# 02b0 Diskette Drive A Error In Windows 98



## deganawida (Jan 5, 2005)

Greetings.

The school where I am employed recently purchased some older Gateway towers (4200 series) from a local university. They are all PIIIs, all at least 500MHz, and work well. Well, except for one PC, that is.

This one PC gives the following error at boot up: 02b0 Diskette Drive A Error. I can press <Esc> to bypass this no problem, and the PC works fine. Normally, I would think that this is a bad floppy drive, but it isn't.

You see, My Computer is registering _two_ 3 1/4 floppy drives: A:and B:.

A: does not exist. When a disk is inserted into the floppy drive, A: will not read it, and in fact trying to do anything with A: will cause My Computer to stop responding.

B: _does_ exist, and will read a floppy when inserted into the drive. It passes all tests and performs well.

I have tried using Device Manager to remove A: from the PC. It worked, showing only B: (but not changing the drive letter), but upon reboot A: had returned. Additionally, there's only one floppy drive listed in Device Manager.

I have tried using BIOS to remove A: and move B: up, but there doesn't seem to be an option for that. I can disable the DVD-ROM and CD-R/RW, but can do nothing to either floppy drives that are detected.
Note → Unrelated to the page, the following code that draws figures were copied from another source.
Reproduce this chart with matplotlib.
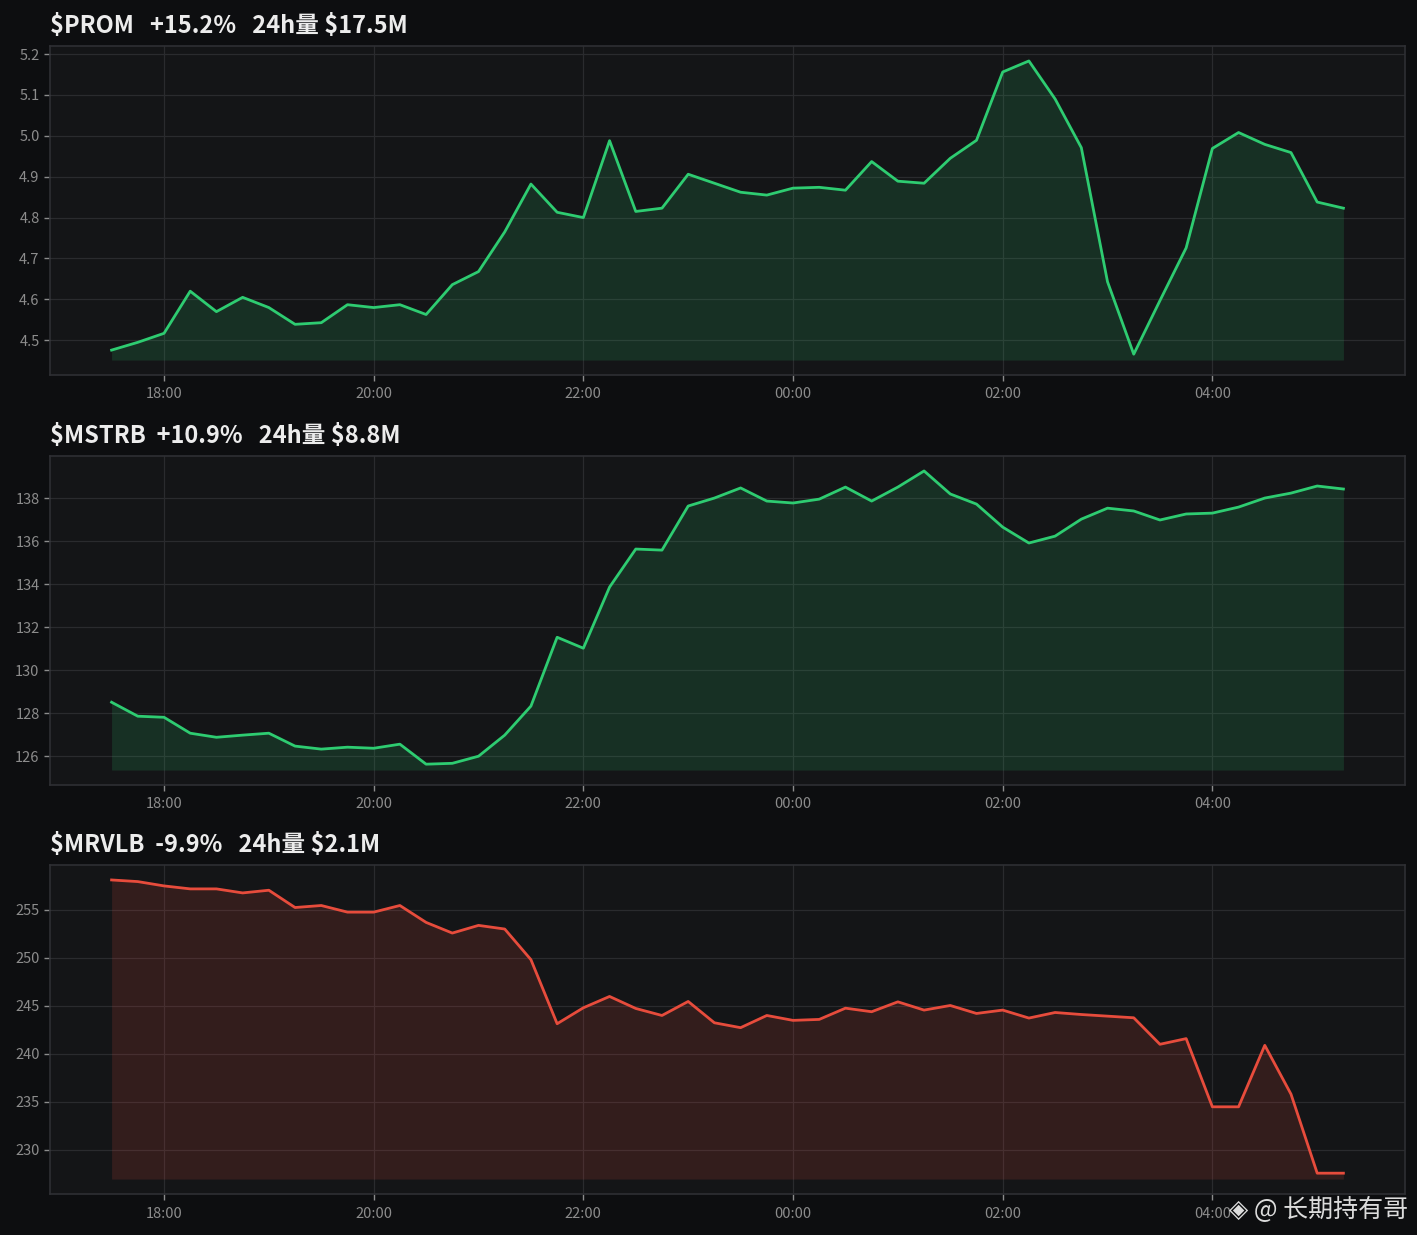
import numpy as np
import pandas as pd
import matplotlib
matplotlib.use("Agg")
import matplotlib.pyplot as plt
import matplotlib.dates as mdates

# 15 minute samples, 17:30 -> 05:15
times = pd.date_range("2024-01-01 17:30", periods=48, freq="15min")

prom = [4.476, 4.495, 4.517, 4.620, 4.570, 4.605, 4.580, 4.539, 4.543, 4.587,
        4.580, 4.587, 4.563, 4.636, 4.668, 4.765, 4.882, 4.813, 4.800, 4.988,
        4.815, 4.823, 4.906, 4.884, 4.862, 4.855, 4.872, 4.874, 4.867, 4.937,
        4.889, 4.884, 4.945, 4.989, 5.156, 5.183, 5.090, 4.971, 4.643, 4.466,
        4.597, 4.726, 4.969, 5.008, 4.979, 4.959, 4.838, 4.823]

mstrb = [128.51, 127.86, 127.81, 127.07, 126.88, 126.98, 127.07, 126.47, 126.33, 126.42,
         126.37, 126.56, 125.63, 125.67, 126.00, 126.98, 128.33, 131.53, 131.02, 133.86,
         135.63, 135.58, 137.63, 138.00, 138.47, 137.86, 137.77, 137.95, 138.51, 137.86,
         138.51, 139.26, 138.19, 137.72, 136.65, 135.91, 136.23, 137.02, 137.53, 137.40,
         136.98, 137.26, 137.30, 137.58, 138.00, 138.23, 138.56, 138.42]

mrvlb = [258.11, 257.94, 257.49, 257.18, 257.18, 256.76, 257.04, 255.24, 255.45, 254.76,
         254.76, 255.45, 253.69, 252.58, 253.38, 253.00, 249.81, 243.14, 244.80, 245.98,
         244.73, 244.00, 245.46, 243.24, 242.73, 244.00, 243.49, 243.59, 244.76, 244.39,
         245.42, 244.56, 245.04, 244.21, 244.56, 243.73, 244.31, 244.10, 243.93, 243.76,
         241.00, 241.59, 234.49, 234.49, 240.89, 235.81, 227.58, 227.58]

titles = [r"\$PROM   +15.2%   24h量 \$17.5M",
          r"\$MSTRB  +10.9%   24h量 \$8.8M",
          r"\$MRVLB  -9.9%   24h量 \$2.1M"]
series = [prom, mstrb, mrvlb]
colors = ["#2ecc71", "#2ecc71", "#e74c3c"]
yticks = [np.arange(4.5, 5.21, 0.1), np.arange(126, 139, 2), np.arange(230, 256, 5)]
yfmt = ["%.1f", "%d", "%d"]

plt.rcParams['font.family'] = ['Noto Sans CJK SC', 'DejaVu Sans']

fig = plt.figure(figsize=(14.17, 12.35), dpi=100, facecolor="#0d0e10")

W, H = 1417, 1235
tops = [46, 456, 865]
axh = 329

for i in range(3):
    top = tops[i]
    ax = fig.add_axes([50 / W, 1 - (top + axh) / H, 1355 / W, axh / H])
    ax.set_facecolor("#141517")
    vals = np.array(series[i])
    base = vals.min() - 0.02 * (vals.max() - vals.min())
    ax.fill_between(times, vals, base, color=colors[i], alpha=0.15, linewidth=0)
    ax.plot(times, vals, color=colors[i], linewidth=2.0)

    ax.set_yticks(yticks[i])
    ax.yaxis.set_major_formatter(matplotlib.ticker.FormatStrFormatter(yfmt[i]))
    ax.xaxis.set_major_locator(mdates.HourLocator(byhour=range(0, 24, 2)))
    ax.xaxis.set_major_formatter(mdates.DateFormatter("%H:%M"))

    ax.grid(True, color="#2a2b2e", linewidth=0.9)
    ax.set_axisbelow(True)
    for s in ax.spines.values():
        s.set_color("#2e2f33")
        s.set_linewidth(1.2)
    ax.tick_params(colors="#8c8c8c", labelsize=10.5, length=4, width=1)
    ax.tick_params(axis="x", pad=5)

    ax.text(0, 1 + 20 / axh, titles[i], transform=ax.transAxes, ha="left", va="center",
            color="#ececec", fontsize=17, fontweight="bold")

fig.text(1408 / W, 1 - 1210 / H, "◈ @ 长期持有哥", ha="right", va="center",
         color="#dcdcdc", fontsize=18, family=['Noto Sans CJK SC', 'DejaVu Sans'])

fig.savefig("out.png", dpi=100, facecolor=fig.get_facecolor())
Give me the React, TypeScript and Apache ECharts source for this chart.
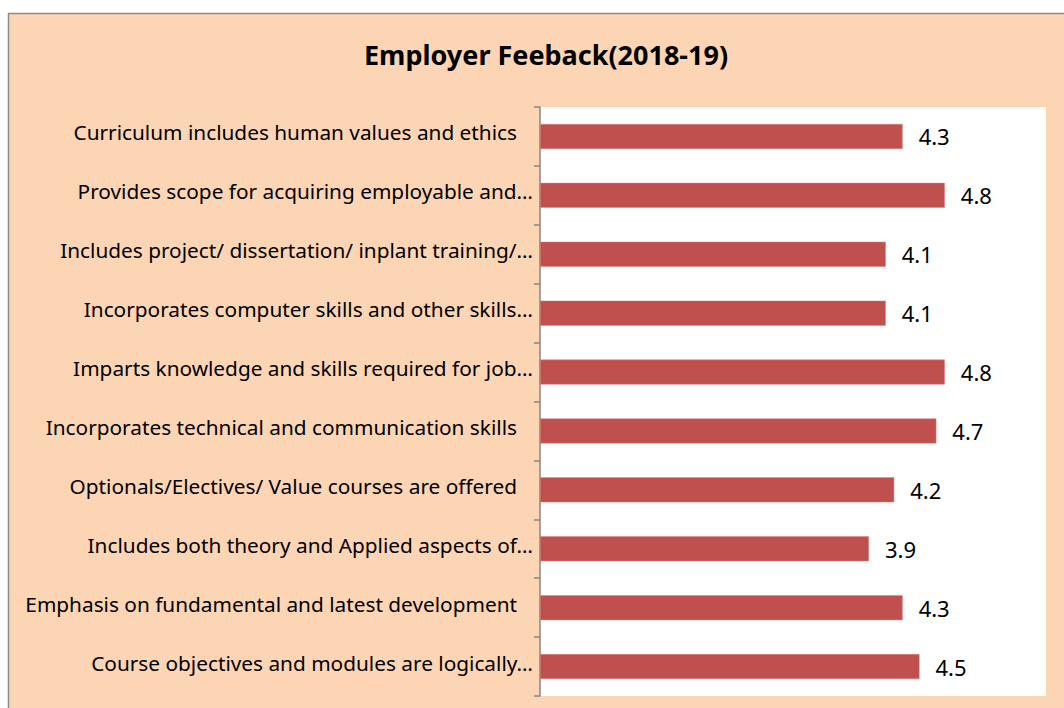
import React, { useEffect, useRef } from "react";
import * as echarts from "echarts";

const categories: string[] = [
  "Curriculum includes human values and ethics ",
  "Provides scope for acquiring employable and…",
  "Includes project/ dissertation/ inplant training/…",
  "Incorporates computer skills and other skills…",
  "Imparts knowledge and skills required for job…",
  "Incorporates technical and communication skills ",
  "Optionals/Electives/ Value courses are offered ",
  "Includes both theory and Applied aspects of…",
  "Emphasis on fundamental and latest development ",
  "Course objectives and modules are logically…",
];

const scores: number[] = [4.3, 4.8, 4.1, 4.1, 4.8, 4.7, 4.2, 3.9, 4.3, 4.5];

const titleText = "Employer Feeback(2018-19)";

const FONT = "'Noto Sans', sans-serif";
const LABEL_SIZE = 20.8;

export default function App() {
  const ref = useRef<HTMLDivElement>(null);
  useEffect(() => {
    if (!ref.current) return;
    const chart = echarts.init(ref.current, undefined, { renderer: "svg" });
    chart.setOption({
      animation: false,
      backgroundColor: "#ffffff",
      graphic: [
        {
          type: "rect",
          z: -10,
          silent: true,
          shape: { x: 8.5, y: 13.5, width: 1200, height: 800 },
          style: { fill: "#FCD5B5", stroke: "#8c8c8c", lineWidth: 1.5 },
        },
      ],
      title: {
        text: titleText,
        left: 541,
        top: 36,
        textAlign: "center",
        textStyle: { fontFamily: FONT, fontSize: 27, fontWeight: "bold", color: "#000" },
      },
      grid: {
        left: 540,
        right: 18,
        top: 107,
        bottom: 12,
        show: true,
        backgroundColor: "#ffffff",
        borderWidth: 0,
      },
      xAxis: {
        type: "value",
        min: 0,
        max: 6,
        show: false,
        splitLine: { show: false },
      },
      yAxis: {
        type: "category",
        data: categories,
        inverse: true,
        axisLine: { show: true, lineStyle: { color: "#868686", width: 1.5 } },
        axisTick: { show: true, length: 6, lineStyle: { color: "#868686", width: 1.5 } },
        axisLabel: {
          margin: 7,
          fontFamily: FONT,
          fontSize: LABEL_SIZE,
          color: "#000",
          formatter: (v: string) => (v.endsWith(" ") ? "{s|" + v.trim() + "}" : "{a|" + v + "}"),
          rich: {
            s: { fontFamily: FONT, fontSize: LABEL_SIZE, color: "#000", padding: [0, 16, 8, 0] },
            a: { fontFamily: FONT, fontSize: LABEL_SIZE, color: "#000", padding: [0, 0, 8, 0] },
          },
        },
      },
      series: [
        {
          type: "bar",
          data: scores,
          barWidth: 25,
          itemStyle: { color: "#C0504D", borderColor: "#d98785", borderWidth: 0.5 },
          label: {
            show: true,
            position: "right",
            distance: 16,
            fontFamily: FONT,
            fontSize: 22,
            color: "#000",
            padding: [0, 0, 4, 0],
          },
        },
      ],
    });
    return () => chart.dispose();
  }, []);
  return (
    <div
      ref={ref}
      style={{ position: "fixed", left: 0, top: 0, width: 1064, height: 708 }}
    />
  );
}
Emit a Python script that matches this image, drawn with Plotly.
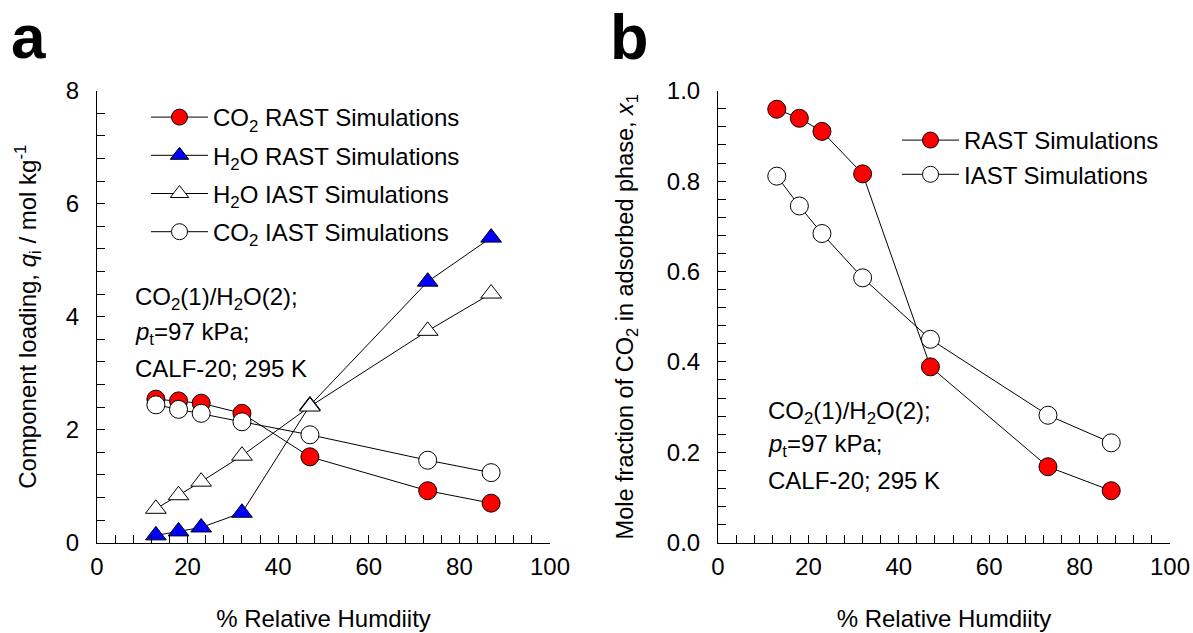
import plotly.graph_objects as go

W, H = 1193, 633

rh = [13, 18, 23, 32, 47, 73, 87]

# panel a: component loadings (mol/kg)
co2_rast = [2.54, 2.51, 2.47, 2.29, 1.52, 0.92, 0.70]
h2o_rast = [0.13, 0.20, 0.27, 0.53, 2.43, 4.62, 5.40]
h2o_iast = [0.60, 0.84, 1.08, 1.54, 2.41, 3.75, 4.41]
co2_iast = [2.44, 2.36, 2.29, 2.14, 1.91, 1.46, 1.24]

# panel b: mole fraction CO2 in adsorbed phase
x1_rast = [0.959, 0.939, 0.910, 0.816, 0.389, 0.168, 0.115]
x1_iast = [0.811, 0.745, 0.684, 0.586, 0.450, 0.282, 0.221]

FONT = "Liberation Sans, Arial, sans-serif"
FS = 24

fig = go.Figure()

def add(x, y, name, symbol, color, xa, ya, legend, size=18):
    fig.add_trace(go.Scatter(
        x=x, y=y, name=name, mode="lines+markers",
        line=dict(color="black", width=1),
        marker=dict(symbol=symbol, size=size, color=color,
                    line=dict(color="black", width=1)),
        xaxis=xa, yaxis=ya, legend=legend, legendgroup=name + xa,
        cliponaxis=False, showlegend=True,
    ))

add(rh, co2_rast, "CO<sub>2</sub> RAST Simulations", "circle", "red", "x", "y", "legend")
add(rh, h2o_rast, "H<sub>2</sub>O RAST Simulations", "triangle-up", "blue", "x", "y", "legend")
add(rh, h2o_iast, "H<sub>2</sub>O IAST Simulations", "triangle-up", "white", "x", "y", "legend")
add(rh, co2_iast, "CO<sub>2</sub> IAST Simulations", "circle", "white", "x", "y", "legend")

add(rh, x1_rast, "RAST Simulations", "circle", "red", "x2", "y2", "legend2")
add(rh, x1_iast, "IAST Simulations", "circle", "white", "x2", "y2", "legend2")

ydom = [(H - 542.7) / H, (H - 90.7) / H]

def xaxis(dom):
    return dict(domain=dom, range=[0, 100], dtick=20, tick0=0,
                showline=True, linecolor="black", linewidth=1, mirror=False,
                ticks="inside", ticklen=8, tickcolor="black", tickwidth=1,
                minor=dict(dtick=4, ticks="inside", ticklen=8, tickcolor="black", tickwidth=1),
                showgrid=False, zeroline=False, ticklabelstandoff=2,
                tickfont=dict(family=FONT, size=FS, color="black"),
                title=dict(text="% Relative Humdiity", standoff=31,
                           font=dict(family=FONT, size=FS, color="black")))

lay = dict(
    width=W, height=H, margin=dict(l=0, r=0, t=0, b=0, autoexpand=False),
    paper_bgcolor="white", plot_bgcolor="white",
    font=dict(family=FONT, size=FS, color="black"),
)
fig.update_layout(**lay)

fig.update_layout(
    xaxis=xaxis([97 / W, 550 / W]),
    xaxis2=dict(xaxis([718 / W, 1170 / W]), anchor="y2"),
    yaxis=dict(domain=ydom, range=[0, 8], dtick=2, tick0=0,
               showline=True, linecolor="black", linewidth=1,
               ticks="inside", ticklen=8, tickcolor="black",
               minor=dict(dtick=0.4, ticks="inside", ticklen=8, tickcolor="black"),
               showgrid=False, zeroline=False, ticklabelstandoff=12,
               tickfont=dict(family=FONT, size=FS, color="black"),
               title=dict(text="Component loading, <i>q</i><sub>i</sub> / mol kg<sup>-1</sup>",
                          standoff=22, font=dict(family=FONT, size=FS, color="black"))),
    yaxis2=dict(domain=ydom, range=[0, 1], dtick=0.2, tick0=0, tickformat=".1f",
                anchor="x2",
                showline=True, linecolor="black", linewidth=1,
                ticks="inside", ticklen=8, tickcolor="black",
                minor=dict(dtick=0.04, ticks="inside", ticklen=8, tickcolor="black"),
                showgrid=False, zeroline=False, ticklabelstandoff=12,
                tickfont=dict(family=FONT, size=FS, color="black"),
                title=dict(text="Mole fraction of CO<sub>2</sub> in adsorbed phase, <i>x</i><sub>1</sub>",
                           standoff=26, font=dict(family=FONT, size=23.5, color="black"))),
    legend=dict(x=146 / W, y=(H - 95) / H, xanchor="left", yanchor="top",
                bgcolor="rgba(0,0,0,0)", itemwidth=57, tracegroupgap=4,
                font=dict(family=FONT, size=FS, color="black"), itemsizing="trace"),
    legend2=dict(x=897 / W, y=(H - 118) / H, xanchor="left", yanchor="top",
                 bgcolor="rgba(0,0,0,0)", itemwidth=57, tracegroupgap=0,
                 font=dict(family=FONT, size=FS, color="black"), itemsizing="trace"),
)

# panel labels
fig.add_annotation(text="<b>a</b>", x=9 / W, y=1.0, xref="paper", yref="paper",
                   xanchor="left", yanchor="top",
                   showarrow=False, font=dict(family=FONT, size=62, color="black"))
fig.add_annotation(text="<b>b</b>", x=608 / W, y=1.0, xref="paper", yref="paper",
                   xanchor="left", yanchor="top",
                   showarrow=False, font=dict(family=FONT, size=63, color="black"))

# condition notes
notes = ["CO<sub>2</sub>(1)/H<sub>2</sub>O(2);", "<i>p</i><sub>t</sub>=97 kPa;", "CALF-20; 295 K"]
for i, t in enumerate(notes):
    fig.add_annotation(text=t, x=133 / W, y=1 - (298 + 35 * i) / H, xref="paper", yref="paper",
                       xanchor="left", showarrow=False,
                       font=dict(family=FONT, size=FS, color="black"))
    fig.add_annotation(text=t, x=766 / W, y=1 - (430 + 33 * i) / H, xref="paper", yref="paper",
                       xanchor="left", showarrow=False,
                       font=dict(family=FONT, size=FS, color="black"))

fig.write_html("out.html")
I would like to fix this, as teachers tend not to use computers if they do not run perfectly (and even though all it would take now to use it is hitting <Esc> when the error message pops up and remembering that B: is the proper floppy drive, that's still too much for them to bother with the PC). However, I am at a loss as to what I should do. Do any of you have a suggestion, perhaps?


----------



## axis77 (Aug 31, 2004)

if you can find one pc that is exactly the same, then boot to that bios and compare the settings, change whats needed, or maybe the pc has an additional floppy connecton on the mobo thats why you get the bdrive, so open the case and see exactly how its working inside, then I think you will be able to do what you need to do...in the bios there is a way to just see either the a or b


----------



## axis77 (Aug 31, 2004)

ok so you actually have 2 floppy drives installed, or just one.
if two then I think the adrive is bad replace it, on my first post I thought you said you only had 1 drive but it sees two


----------



## deganawida (Jan 5, 2005)

axis77 said:


> ok so you actually have 2 floppy drives installed, or just one.
> if two then I think the adrive is bad replace it, on my first post I thought you said you only had 1 drive but it sees two


No, there's only one. I'll open the box up and see what I see. Thanks.


----------